| EXERCISE |
Copy exactly, and only, the lines below from the first through the one containing "soc_1h = [61.8, 55.7, 53.1, 52.4, 51.1, 50.2, 49.6, 48.9, 49.1]", both included; pictures are omitted.

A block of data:
BEGIN
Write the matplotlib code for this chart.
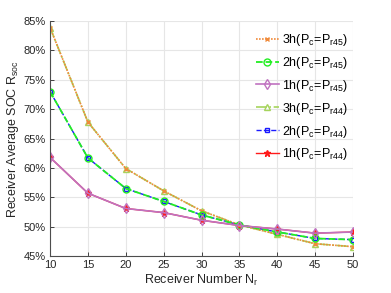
import matplotlib
matplotlib.use('Agg')

import matplotlib.pyplot as plt
from matplotlib.ticker import FuncFormatter

plt.rcParams['font.family'] = ['Liberation Sans', 'DejaVu Sans']
plt.rcParams['mathtext.fontset'] = 'custom'
plt.rcParams['mathtext.rm'] = 'Liberation Sans'
plt.rcParams['mathtext.it'] = 'Liberation Sans'

# receiver number
n_r = [10, 15, 20, 25, 30, 35, 40, 45, 50]

# average SOC (%) for each harvesting time, P45 and P44 runs give the same values
soc_3h = [83.9, 67.8, 59.9, 56.1, 52.7, 50.3, 48.7, 47.1, 46.6]
soc_2h = [73.0, 61.7, 56.5, 54.3, 52.0, 50.3, 49.1, 48.0, 47.8]
soc_1h = [61.8, 55.7, 53.1, 52.4, 51.1, 50.2, 49.6, 48.9, 49.1]

fig = plt.figure(figsize=(3.91, 2.93), dpi=100)
ax = fig.add_axes([0.128, 0.126, 0.775, 0.802])

# P44 runs first so the P45 runs lie on top
h44_3, = ax.plot(n_r, soc_3h, '-.', color='#a6d45c', marker='^', ms=5,
                 mfc='none', lw=1.2, label=r'$\mathregular{3h(P_c\!=\!P_{r44})}$')
h44_2, = ax.plot(n_r, soc_2h, '--', color='#1a1aff', marker='s', ms=3.5,
                 mfc='none', lw=1, label=r'$\mathregular{2h(P_c\!=\!P_{r44})}$')
h44_1, = ax.plot(n_r, soc_1h, '-', color='#ff1a1a', marker='*', ms=5,
                 lw=1, label=r'$\mathregular{1h(P_c\!=\!P_{r44})}$')

h45_3, = ax.plot(n_r, soc_3h, ':', color='#f08a3a', marker='x', ms=3.5,
                 lw=1.2, dashes=(1, 0.8), label=r'$\mathregular{3h(P_c\!=\!P_{r45})}$')
h45_2, = ax.plot(n_r, soc_2h, '--', color='#22ee22', marker='o', ms=5,
                 mfc='none', lw=1.3, label=r'$\mathregular{2h(P_c\!=\!P_{r45})}$')
h45_1, = ax.plot(n_r, soc_1h, '-', color='#c072c0', marker='d', ms=5,
                 mfc='none', lw=1.2, label=r'$\mathregular{1h(P_c\!=\!P_{r45})}$')

ax.set_xlim(10, 50)
ax.set_ylim(45, 85)
ax.set_xticks(range(10, 51, 5))
ax.set_yticks(range(45, 86, 5))
ax.yaxis.set_major_formatter(FuncFormatter(lambda v, p: f'{v:.0f}%'))

ax.grid(True, color='#e6e6e6', lw=0.8)
ax.set_axisbelow(True)
for s in ['top', 'right']:
    ax.spines[s].set_visible(False)
for s in ['left', 'bottom']:
    ax.spines[s].set_color('#4d4d4d')
ax.tick_params(direction='in', length=3, labelsize=8, colors='#262626',
               width=0.6, pad=3)

ax.set_xlabel(r'Receiver Number N$_r$', fontsize=9, color='#262626', labelpad=2)
ax.set_ylabel(r'Receiver Average SOC R$_{soc}$', fontsize=9, color='#262626', labelpad=2)

ax.legend(handles=[h45_3, h45_2, h45_1, h44_3, h44_2, h44_1],
          loc='upper right', bbox_to_anchor=(1.01, 0.985), frameon=False,
          fontsize=9, handlelength=1.8, handletextpad=0.3, labelspacing=0.55,
          borderaxespad=0.2)

fig.savefig('out.png', dpi=100)
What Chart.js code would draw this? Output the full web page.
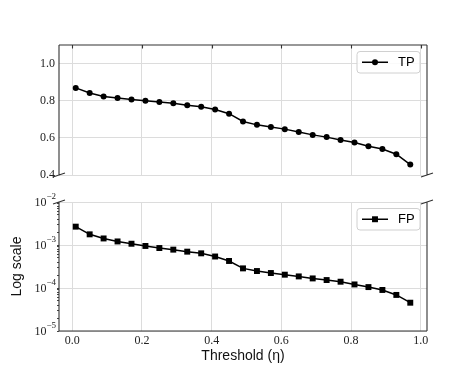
<!DOCTYPE html>
<html>
<head>
<meta charset="utf-8">
<script src="https://cdn.jsdelivr.net/npm/chart.js@4.4.0/dist/chart.umd.min.js"></script>
<style>
  html, body { margin: 0; padding: 0; background: #fff; }
  #wrap { position: relative; width: 474px; height: 379px; }
  canvas { position: absolute; left: 0; }
</style>
</head>
<body>
<div id="wrap">
  <canvas id="tpChart" width="474" height="190" style="top:0px"></canvas>
  <canvas id="fpChart" width="474" height="189" style="top:190px"></canvas>
</div>
<script>
// values
const thresholds = [0.01, 0.05, 0.09, 0.13, 0.17, 0.21, 0.25, 0.29, 0.33, 0.37, 0.41, 0.45, 0.49,
                    0.53, 0.57, 0.61, 0.65, 0.69, 0.73, 0.77, 0.81, 0.85, 0.89, 0.93, 0.97];
const tpValues = [0.869, 0.842, 0.823, 0.814, 0.807, 0.800, 0.793, 0.786, 0.775, 0.768, 0.753, 0.730, 0.688,
                  0.670, 0.658, 0.647, 0.632, 0.616, 0.604, 0.589, 0.575, 0.555, 0.540, 0.512, 0.456];
const fpValues = [2.67e-3, 1.77e-3, 1.42e-3, 1.21e-3, 1.07e-3, 0.95e-3, 0.85e-3, 0.78e-3, 0.70e-3, 0.64e-3, 0.54e-3, 0.425e-3, 2.86e-4,
                  2.48e-4, 2.23e-4, 2.04e-4, 1.86e-4, 1.67e-4, 1.53e-4, 1.40e-4, 1.21e-4, 1.05e-4, 0.90e-4, 0.69e-4, 0.455e-4];

const xTicks = [0, 0.2, 0.4, 0.6, 0.8, 1.0];
const tpTicks = [0.4, 0.6, 0.8, 1.0];
const fpDecades = [1e-5, 1e-4, 1e-3, 1e-2];
const fpExponents = ['\u22125', '\u22124', '\u22123', '\u22122'];

const GRID = '#dcdcdc';
const INK = '#222';
const tickFont = { family: 'Liberation Serif', size: 12 };
const X_MIN = -0.038, X_MAX = 1.018;

// minor ticks for log axis (2..9 x each decade)
const fpMinor = [];
fpDecades.slice(0, 3).forEach(d => { for (let k = 2; k < 10; k++) fpMinor.push(d * k); });

// spines + broken-axis marks (+ inward ticks on the top spine)
const frame = {
  id: 'frame',
  afterDraw(chart, args, opts) {
    const { ctx, chartArea: a } = chart;
    ctx.save();
    ctx.strokeStyle = '#333';
    ctx.lineWidth = 1.1;
    ctx.beginPath();
    ctx.moveTo(a.left, a.top); ctx.lineTo(a.left, a.bottom);
    ctx.moveTo(a.right, a.top); ctx.lineTo(a.right, a.bottom);
    if (opts.cut === 'bottom') {
      ctx.moveTo(a.left, a.top); ctx.lineTo(a.right, a.top);
      xTicks.forEach(v => {
        const x = Math.round(chart.scales.x.getPixelForValue(v)) + 0.5;
        ctx.moveTo(x, a.top); ctx.lineTo(x, a.top + 3.5);
      });
    } else {
      ctx.moveTo(a.left, a.bottom); ctx.lineTo(a.right, a.bottom);
    }
    const y = opts.cut === 'bottom' ? a.bottom : a.top;
    [a.left, a.right].forEach(x => {
      ctx.moveTo(x - 6, y + 2); ctx.lineTo(x + 6, y - 2);
    });
    ctx.stroke();
    ctx.restore();
  }
};

// 10^k labels with a raised exponent
const powerLabels = {
  id: 'powerLabels',
  afterDraw(chart) {
    const { ctx } = chart;
    const s = chart.scales.y;
    const right = s.right - 3;
    ctx.save();
    ctx.fillStyle = INK;
    ctx.textBaseline = 'middle';
    ctx.textAlign = 'right';
    fpDecades.forEach((v, i) => {
      const y = s.getPixelForValue(v);
      ctx.font = '9px "Liberation Serif"';
      const w = ctx.measureText(fpExponents[i]).width;
      ctx.fillText(fpExponents[i], right, y - 5.5);
      ctx.font = '12px "Liberation Serif"';
      ctx.fillText('10', right - w, y + 0.5);
    });
    ctx.restore();
  }
};

// legend box in the upper right corner
const boxLegend = {
  id: 'boxLegend',
  afterDraw(chart) {
    const { ctx, chartArea: a } = chart;
    const ds = chart.data.datasets[0];
    const w = 63, h = 21.5;
    const x0 = a.right - 7 - w, y0 = a.top + 6.5;
    ctx.save();
    ctx.fillStyle = 'rgba(255,255,255,0.85)';
    ctx.strokeStyle = '#d0d0d0';
    ctx.lineWidth = 1;
    ctx.beginPath();
    ctx.roundRect(x0, y0, w, h, 3);
    ctx.fill(); ctx.stroke();
    const cy = y0 + h / 2;
    ctx.strokeStyle = '#000';
    ctx.lineWidth = 1.5;
    ctx.beginPath();
    ctx.moveTo(x0 + 5, cy); ctx.lineTo(x0 + 31, cy);
    ctx.stroke();
    ctx.fillStyle = '#000';
    Chart.helpers.drawPoint(ctx, { pointStyle: ds.pointStyle, radius: ds.pointRadius, borderWidth: 0 }, x0 + 18, cy);
    ctx.font = '13px "Liberation Sans"';
    ctx.textBaseline = 'middle';
    ctx.fillText(ds.label, x0 + 41, cy + 0.5);
    ctx.restore();
  }
};

const pts = vals => thresholds.map((t, i) => ({ x: t, y: vals[i] }));

new Chart(document.getElementById('tpChart'), {
  type: 'line',
  data: {
    datasets: [{
      label: 'TP',
      data: pts(tpValues),
      borderColor: '#000',
      backgroundColor: '#000',
      borderWidth: 1.5,
      pointStyle: 'circle',
      pointRadius: 3,
      pointBorderWidth: 0,
      tension: 0
    }]
  },
  options: {
    responsive: false,
    animation: false,
    devicePixelRatio: 1,
    layout: { padding: { left: 0, top: 45, right: 47, bottom: 15 } },
    plugins: { legend: { display: false }, tooltip: { enabled: false }, frame: { cut: 'bottom' } },
    scales: {
      x: {
        type: 'linear', min: X_MIN, max: X_MAX,
        afterBuildTicks: s => { s.ticks = xTicks.map(v => ({ value: v })); },
        afterFit: s => { s.height = 0; },
        ticks: { display: false },
        grid: { color: GRID, drawTicks: false },
        border: { display: false }
      },
      y: {
        type: 'linear', min: 0.4, max: 1.1,
        afterBuildTicks: s => { s.ticks = tpTicks.map(v => ({ value: v })); },
        afterFit: s => { s.width = 59; },
        ticks: { font: tickFont, color: INK, padding: 4, callback: v => v.toFixed(1) },
        grid: { color: GRID, drawTicks: false },
        border: { display: false }
      }
    }
  },
  plugins: [frame, boxLegend]
});

new Chart(document.getElementById('fpChart'), {
  type: 'line',
  data: {
    datasets: [{
      label: 'FP',
      data: pts(fpValues),
      borderColor: '#000',
      backgroundColor: '#000',
      borderWidth: 1.5,
      pointStyle: 'rect',
      pointRadius: 4.2,
      pointBorderWidth: 0,
      tension: 0
    }]
  },
  options: {
    responsive: false,
    animation: false,
    devicePixelRatio: 1,
    layout: { padding: { left: 0, top: 12, right: 47, bottom: 0 } },
    plugins: { legend: { display: false }, tooltip: { enabled: false }, frame: { cut: 'top' } },
    scales: {
      x: {
        type: 'linear', min: X_MIN, max: X_MAX,
        afterBuildTicks: s => { s.ticks = xTicks.map(v => ({ value: v })); },
        afterFit: s => { s.height = 48; },
        ticks: { font: tickFont, color: INK, padding: 3, maxRotation: 0, callback: v => v.toFixed(1) },
        grid: { color: GRID, drawTicks: false },
        border: { display: false },
        title: { display: true, text: 'Threshold (\u03B7)', font: { family: 'Liberation Sans', size: 14 }, color: '#111', padding: 14 }
      },
      y: {
        type: 'logarithmic', min: 1e-5, max: 1e-2,
        afterBuildTicks: s => {
          s.ticks = fpDecades.map(v => ({ value: v, major: true }))
            .concat(fpMinor.map(v => ({ value: v, major: false })));
        },
        afterFit: s => { s.width = 59; },
        ticks: { display: false, autoSkip: false },
        grid: {
          color: c => (c.tick && c.tick.major ? GRID : 'rgba(0,0,0,0)'),
          tickLength: 2,
          tickColor: '#444'
        },
        border: { display: false },
        title: { display: true, text: 'Log scale', font: { family: 'Liberation Sans', size: 14 }, color: '#111', padding: 8.6 }
      }
    }
  },
  plugins: [frame, boxLegend, powerLabels]
});
</script>
</body>
</html>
END
| PROBLEM SOLUTION |
Write the matplotlib code for this chart.
import matplotlib
matplotlib.use('Agg')

import matplotlib.pyplot as plt
from matplotlib.ticker import FuncFormatter

plt.rcParams['font.family'] = ['Liberation Sans', 'DejaVu Sans']
plt.rcParams['mathtext.fontset'] = 'custom'
plt.rcParams['mathtext.rm'] = 'Liberation Sans'
plt.rcParams['mathtext.it'] = 'Liberation Sans'

# receiver number
n_r = [10, 15, 20, 25, 30, 35, 40, 45, 50]

# average SOC (%) for each harvesting time, P45 and P44 runs give the same values
soc_3h = [83.9, 67.8, 59.9, 56.1, 52.7, 50.3, 48.7, 47.1, 46.6]
soc_2h = [73.0, 61.7, 56.5, 54.3, 52.0, 50.3, 49.1, 48.0, 47.8]
soc_1h = [61.8, 55.7, 53.1, 52.4, 51.1, 50.2, 49.6, 48.9, 49.1]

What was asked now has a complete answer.